What’s the best battery type for solar energy storage?

The optimal choice depends on your priorities:

Priority	Best Choice	Why	Cost Premium
Longest lifespan	LiFePO4	2,000-5,000 cycles, 10+ year lifespan	2-3×
Lowest cost	Flooded Lead Acid	$50-$100/kWh, proven technology	1× (baseline)
Maintenance-free	AGM or LiFePO4	No watering, sealed design	1.5-3×
Cold weather	LiFePO4 or AGM	Better low-temperature performance	2-2.5×
High power output	NMC Lithium	High discharge rates (3-5C continuous)	2.5-4×

For most solar applications, LiFePO4 offers the best balance of lifespan, efficiency, and safety despite higher upfront costs. The DOE Solar Energy Technologies Office recommends lithium-based solutions for systems over 5kWh.

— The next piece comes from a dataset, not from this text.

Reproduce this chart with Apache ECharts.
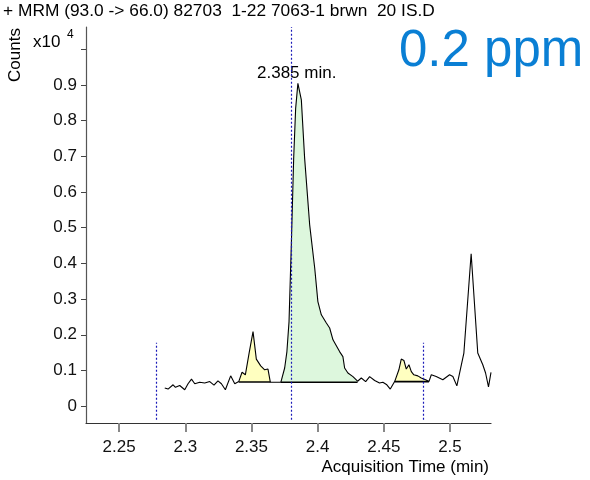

How often should I replace my batteries?

Replacement intervals vary by type and usage:

Battery Type	Typical Lifespan	Replacement Signs	Extend Life With
Flooded Lead Acid	3-5 years	Won’t hold charge, sulfation, bulging	Monthly equalization, proper watering
AGM/Gel	5-7 years	Reduced capacity, slow charging	Temperature control, proper charging
LiFePO4	10-15 years	BMS errors, capacity <80%	Balanced charging, storage at 40-60% SOC
NMC Lithium	8-12 years	Swelling, rapid voltage drop	Avoid high temperatures, limit fast charging

Pro Tip: Test capacity annually with a load tester. Replace when capacity drops below 70-80% of original specification.

What safety equipment do I need when working with batteries?

Essential safety gear:

• Personal Protection:
  – Insulated gloves (Class 0 for high voltage)
  – Safety glasses (ANSI Z87 rated)
  – Acid-resistant apron (for lead acid)
• Tools:
  – Insulated tools (1,000V rated)
  – Digital multimeter with current clamp
  – Battery load tester
• Fire Safety:
  – Class D fire extinguisher (for lithium fires)
  – ABC extinguisher (for general electrical fires)
  – Sand bucket (alternative for lithium fires)
• Ventilation:
  – Hydrogen gas detector (for lead acid)
  – Explosion-proof ventilation fan
• First Aid:
  – Eye wash station
  – Neutralizing solution for acid burns

Always work in a well-ventilated area and have a partner nearby when handling large battery systems. For systems over 48V, consider arc flash protection.